* **EXERCISE GOAL**: With pictures left out, extract every line between the start of the records below and the line holding "plt.rcParams['font.family'] = ['Liberation", inclusive.

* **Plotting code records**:

+ + +

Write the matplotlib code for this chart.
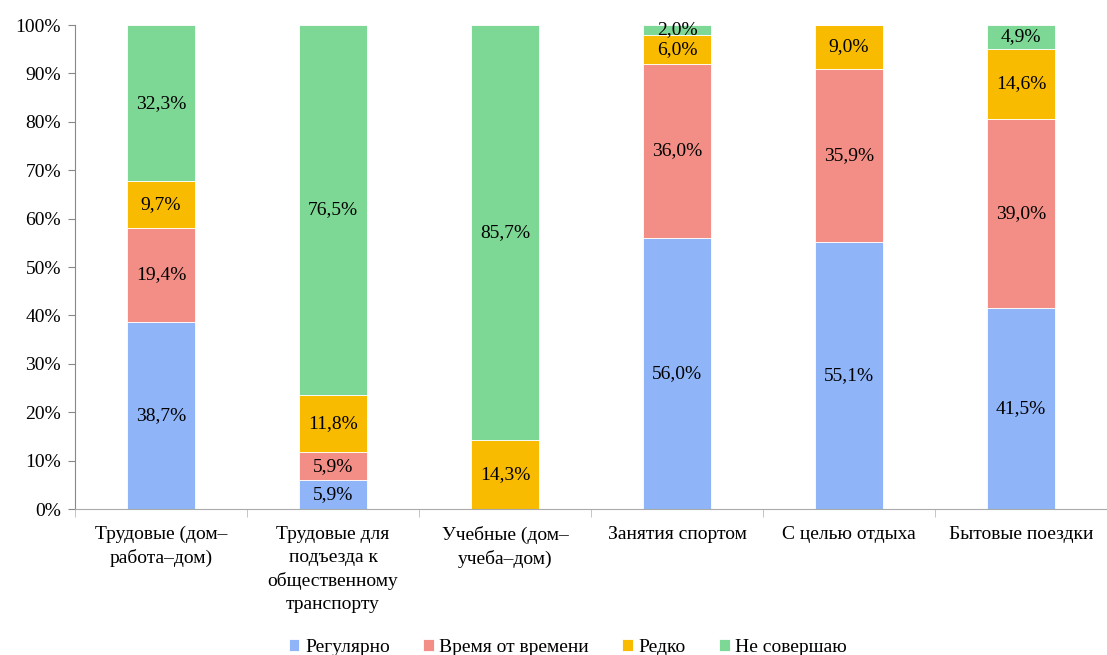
import matplotlib
matplotlib.use("Agg")
import matplotlib.pyplot as plt
import numpy as np

plt.rcParams['font.family'] = ['Liberation Serif', 'DejaVu Serif']

categories = [
    "Трудовые (дом–\nработа–дом)",
    "Трудовые для\nподъезда к\nобщественному\nтранспорту",
    "Учебные (дом–\nучеба–дом)",
    "Занятия спортом",
    "С целью отдыха",
    "Бытовые поездки",
]
series_names = ["Регулярно", "Время от времени", "Редко", "Не совершаю"]
regular = [38.7, 5.9, 0.0, 56.0, 55.1, 41.5]
sometimes = [19.4, 5.9, 0.0, 36.0, 35.9, 39.0]
rarely = [9.7, 11.8, 14.3, 6.0, 9.0, 14.6]
never = [32.3, 76.5, 85.7, 2.0, 0.0, 4.9]
colors = ["#8FB4F8", "#F28E86", "#F9BB00", "#7DD795"]
y_ticks = [0, 10, 20, 30, 40, 50, 60, 70, 80, 90, 100]

FS = 14

series = np.array([regular, sometimes, rarely, never])
totals = series.sum(axis=0)
shares = series / totals * 100

fig = plt.figure(figsize=(11.07, 6.55), dpi=100)
ax = fig.add_axes([0.0678, 0.2229, 0.9322, 0.7389])

x = np.arange(len(categories))
bottom = np.zeros(len(categories))
for name, vals, h, c in zip(series_names, series, shares, colors):
    ax.bar(x, h, bottom=bottom, width=0.4, color=c, label=name,
           edgecolor="white", linewidth=0.6)
    for xi, v, hi, b in zip(x, vals, h, bottom):
        if v > 0:
            ax.text(xi, b + hi / 2, f"{v:.1f}%".replace(".", ","),
                    ha="center", va="center", fontsize=FS, color="black")
    bottom += h

ax.set_xlim(-0.5, len(categories) - 0.5)
ax.set_ylim(0, 100)
ax.set_yticks(y_ticks)
ax.set_yticklabels([f"{t}%" for t in y_ticks], fontsize=FS)
ax.set_xticks(x)
ax.set_xticklabels(categories, fontsize=FS, linespacing=1.45)
ax.tick_params(axis="x", length=0, pad=12)
ax.tick_params(axis="y", length=5, color="#888888", pad=5)
ax.set_xticks(np.arange(-0.5, len(categories)), minor=True)
ax.tick_params(axis="x", which="minor", length=6, color="#bbbbbb")

for s in ["top", "right"]:
    ax.spines[s].set_visible(False)
ax.spines["left"].set_color("#888888")
ax.spines["bottom"].set_color("#aaaaaa")

fig.legend(loc="lower center", ncol=4, frameon=False, fontsize=FS,
           handlelength=0.55, handleheight=0.55, handletextpad=0.3,
           columnspacing=1.7, bbox_to_anchor=(0.513, -0.028))

fig.savefig("out.png", dpi=100)
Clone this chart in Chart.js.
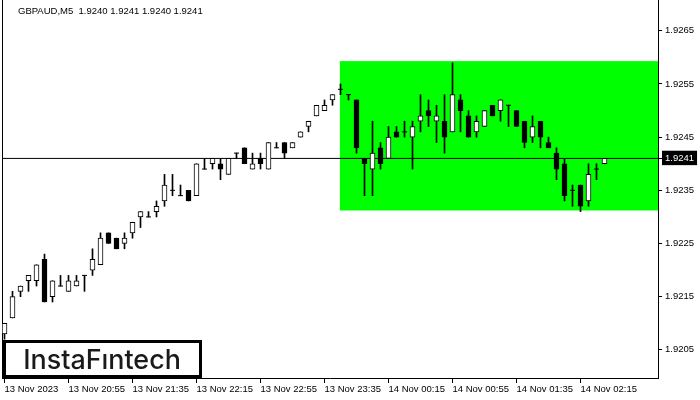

+ + +

* **FULL RESPONSE**:
Write the matplotlib code for this chart.
import matplotlib
matplotlib.use("Agg")
import matplotlib.pyplot as plt
import numpy as np

plt.rcParams['font.family'] = ['Liberation Serif', 'DejaVu Serif']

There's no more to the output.